** WHAT IS REQUIRED **
Repeat the data word for word. Do not include the pictures.

━━━ AVAILABLE DATA ━━━

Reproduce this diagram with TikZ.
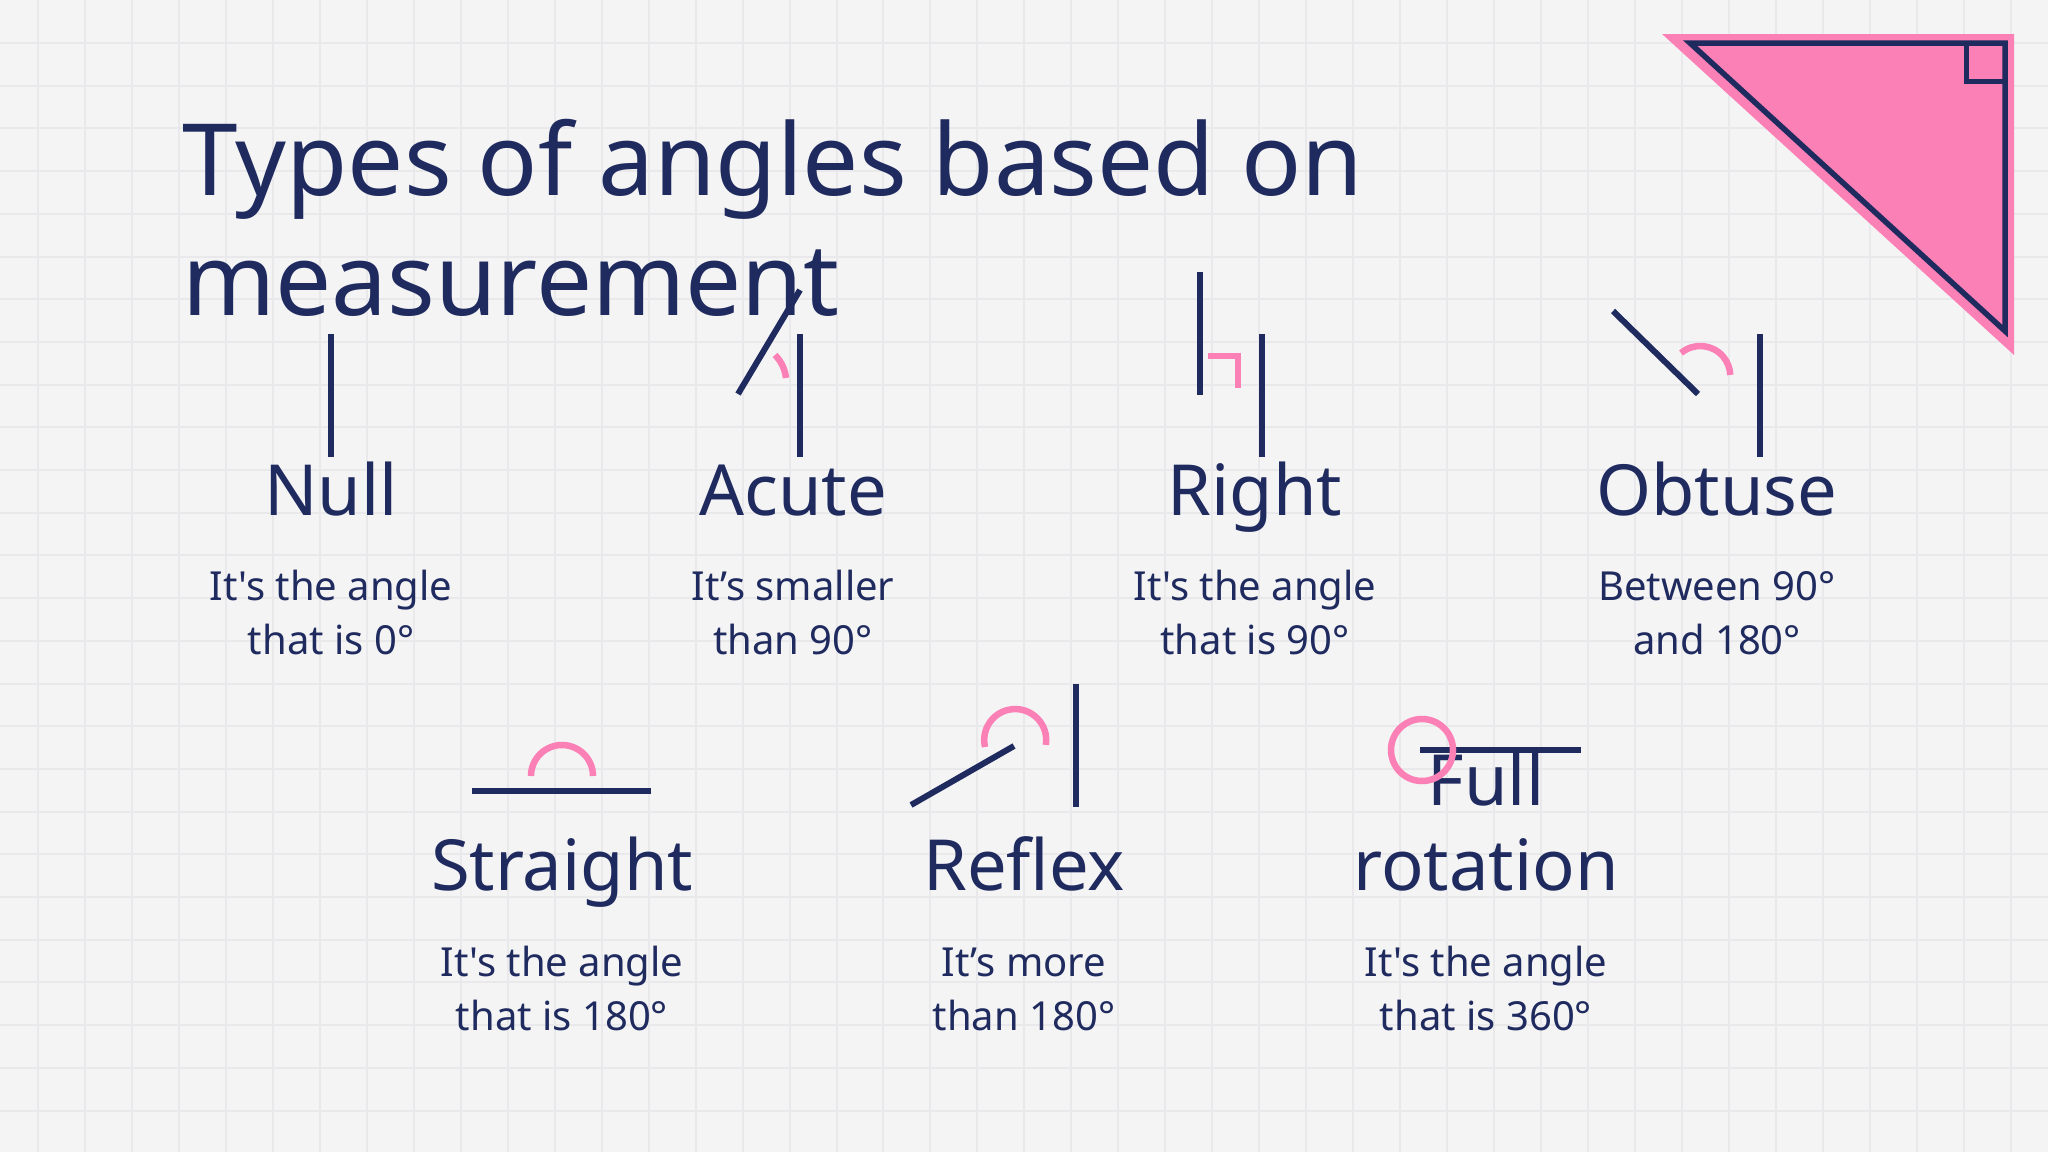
\documentclass[tikz,border=0pt]{standalone}
\usepackage{fontspec}
\setmainfont{Noto Sans}[Ligatures=TeXOff]
\definecolor{paper}{HTML}{F4F4F5}
\definecolor{gridc}{HTML}{E9E9EB}
\definecolor{navy}{HTML}{1F2A5E}
\definecolor{rose}{HTML}{FB80B5}
\tikzset{
 gridline/.style={draw=gridc,line width=2pt},
 ink/.style={draw=navy,line width=6pt},
 arcpink/.style={draw=rose,line width=6.5pt},
 titletext/.style={anchor=base west,inner sep=0pt,text=navy,font=\fontsize{99.7}{120}\selectfont},
 headtext/.style={anchor=base,inner sep=0pt,text=navy,font=\fontsize{70.5}{86}\selectfont},
 bodytext/.style={anchor=base,inner sep=0pt,text=navy,font=\fontsize{40}{54}\selectfont},
}
\begin{document}
\begin{tikzpicture}[x=1pt,y=-1pt]
\useasboundingbox (0,0) rectangle (2048,1152);
\fill[paper] (0,0) rectangle (2048,1152);
\foreach \k in {0,...,43} {\draw[gridline] ({38+46.97*\k},0) -- ({38+46.97*\k},1152);}
\foreach \k in {0,...,25} {\draw[gridline] (0,{43+42.7*\k}) -- (2048,{43+42.7*\k});}
% corner triangle
\fill[rose] (1662,34) -- (2014,34) -- (2014,355) -- cycle;
\draw[draw=navy,line width=5.5pt,miter limit=10] (1690,43) -- (2005,43) -- (2005,331) -- cycle;
\draw[draw=navy,line width=5pt] (1966,43) -- (1966,81) -- (2005,81);
% title
\node[titletext] (t1) at (182,195) {Types of angles based on};
\node[titletext] (t2) at (182,315) {measurement};
% Null
\draw[ink] (331,334) -- (331,457);
\node[headtext] (h1) at (331,515) {Null};
\node[bodytext] (b1a) at (331,600) {It's the angle};
\node[bodytext] (b1b) at (331,654) {that is 0°};
% Acute
\draw[ink] (738,394) -- (800,290);
\draw[ink] (800,334) -- (800,457);
\draw[arcpink] (775,355) .. controls (781,361) and (785,369) .. (786,378);
\node[headtext] (h2) at (793,515) {Acute};
\node[bodytext] (b2a) at (793,600) {It’s smaller};
\node[bodytext] (b2b) at (793,654) {than 90°};
% Right
\draw[ink] (1200,272) -- (1200,395);
\draw[ink] (1262,334) -- (1262,457);
\draw[arcpink] (1208,356) -- (1238,356) -- (1238,388);
\node[headtext] (h3) at (1255,515) {Right};
\node[bodytext] (b3a) at (1255,600) {It's the angle};
\node[bodytext] (b3b) at (1255,654) {that is 90°};
% Obtuse
\draw[ink] (1613,311) -- (1698,394);
\draw[ink] (1760,334) -- (1760,457);
\draw[arcpink] (1681,353) arc[start angle=130,end angle=2,radius=30pt];
\node[headtext] (h4) at (1717,515) {Obtuse};
\node[bodytext] (b4a) at (1717,600) {Between 90°};
\node[bodytext] (b4b) at (1717,654) {and 180°};
% Straight
\draw[ink] (472,791) -- (651,791);
\draw[arcpink] (531,776) arc[start angle=180,end angle=0,radius=31pt];
\node[headtext] (h5) at (562,890) {Straight};
\node[bodytext] (b5a) at (562,976) {It's the angle};
\node[bodytext] (b5b) at (562,1030) {that is 180°};
% Reflex
\draw[ink] (1076,684) -- (1076,807);
\draw[ink] (911,805) -- (1014,746);
\draw[arcpink] (985,747) arc[start angle=193,end angle=-9,radius=31pt];
\node[headtext] (h6) at (1024,890) {Reflex};
\node[bodytext] (b6a) at (1024,976) {It’s more};
\node[bodytext] (b6b) at (1024,1030) {than 180°};
% Full rotation
\node[headtext] (h7a) at (1486,805) {Full};
\node[headtext] (h7b) at (1486,890) {rotation};
\draw[ink] (1420,750) -- (1581,750);
\draw[arcpink] (1422,750) circle[radius=31pt];
\node[bodytext] (b7a) at (1486,976) {It's the angle};
\node[bodytext] (b7b) at (1486,1030) {that is 360°};
\end{tikzpicture}
\end{document}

━━━

** RESULT **
Reproduce this diagram with TikZ.
\documentclass[tikz,border=0pt]{standalone}
\usepackage{fontspec}
\setmainfont{Noto Sans}[Ligatures=TeXOff]
\definecolor{paper}{HTML}{F4F4F5}
\definecolor{gridc}{HTML}{E9E9EB}
\definecolor{navy}{HTML}{1F2A5E}
\definecolor{rose}{HTML}{FB80B5}
\tikzset{
 gridline/.style={draw=gridc,line width=2pt},
 ink/.style={draw=navy,line width=6pt},
 arcpink/.style={draw=rose,line width=6.5pt},
 titletext/.style={anchor=base west,inner sep=0pt,text=navy,font=\fontsize{99.7}{120}\selectfont},
 headtext/.style={anchor=base,inner sep=0pt,text=navy,font=\fontsize{70.5}{86}\selectfont},
 bodytext/.style={anchor=base,inner sep=0pt,text=navy,font=\fontsize{40}{54}\selectfont},
}
\begin{document}
\begin{tikzpicture}[x=1pt,y=-1pt]
\useasboundingbox (0,0) rectangle (2048,1152);
\fill[paper] (0,0) rectangle (2048,1152);
\foreach \k in {0,...,43} {\draw[gridline] ({38+46.97*\k},0) -- ({38+46.97*\k},1152);}
\foreach \k in {0,...,25} {\draw[gridline] (0,{43+42.7*\k}) -- (2048,{43+42.7*\k});}
% corner triangle
\fill[rose] (1662,34) -- (2014,34) -- (2014,355) -- cycle;
\draw[draw=navy,line width=5.5pt,miter limit=10] (1690,43) -- (2005,43) -- (2005,331) -- cycle;
\draw[draw=navy,line width=5pt] (1966,43) -- (1966,81) -- (2005,81);
% title
\node[titletext] (t1) at (182,195) {Types of angles based on};
\node[titletext] (t2) at (182,315) {measurement};
% Null
\draw[ink] (331,334) -- (331,457);
\node[headtext] (h1) at (331,515) {Null};
\node[bodytext] (b1a) at (331,600) {It's the angle};
\node[bodytext] (b1b) at (331,654) {that is 0°};
% Acute
\draw[ink] (738,394) -- (800,290);
\draw[ink] (800,334) -- (800,457);
\draw[arcpink] (775,355) .. controls (781,361) and (785,369) .. (786,378);
\node[headtext] (h2) at (793,515) {Acute};
\node[bodytext] (b2a) at (793,600) {It’s smaller};
\node[bodytext] (b2b) at (793,654) {than 90°};
% Right
\draw[ink] (1200,272) -- (1200,395);
\draw[ink] (1262,334) -- (1262,457);
\draw[arcpink] (1208,356) -- (1238,356) -- (1238,388);
\node[headtext] (h3) at (1255,515) {Right};
\node[bodytext] (b3a) at (1255,600) {It's the angle};
\node[bodytext] (b3b) at (1255,654) {that is 90°};
% Obtuse
\draw[ink] (1613,311) -- (1698,394);
\draw[ink] (1760,334) -- (1760,457);
\draw[arcpink] (1681,353) arc[start angle=130,end angle=2,radius=30pt];
\node[headtext] (h4) at (1717,515) {Obtuse};
\node[bodytext] (b4a) at (1717,600) {Between 90°};
\node[bodytext] (b4b) at (1717,654) {and 180°};
% Straight
\draw[ink] (472,791) -- (651,791);
\draw[arcpink] (531,776) arc[start angle=180,end angle=0,radius=31pt];
\node[headtext] (h5) at (562,890) {Straight};
\node[bodytext] (b5a) at (562,976) {It's the angle};
\node[bodytext] (b5b) at (562,1030) {that is 180°};
% Reflex
\draw[ink] (1076,684) -- (1076,807);
\draw[ink] (911,805) -- (1014,746);
\draw[arcpink] (985,747) arc[start angle=193,end angle=-9,radius=31pt];
\node[headtext] (h6) at (1024,890) {Reflex};
\node[bodytext] (b6a) at (1024,976) {It’s more};
\node[bodytext] (b6b) at (1024,1030) {than 180°};
% Full rotation
\node[headtext] (h7a) at (1486,805) {Full};
\node[headtext] (h7b) at (1486,890) {rotation};
\draw[ink] (1420,750) -- (1581,750);
\draw[arcpink] (1422,750) circle[radius=31pt];
\node[bodytext] (b7a) at (1486,976) {It's the angle};
\node[bodytext] (b7b) at (1486,1030) {that is 360°};
\end{tikzpicture}
\end{document}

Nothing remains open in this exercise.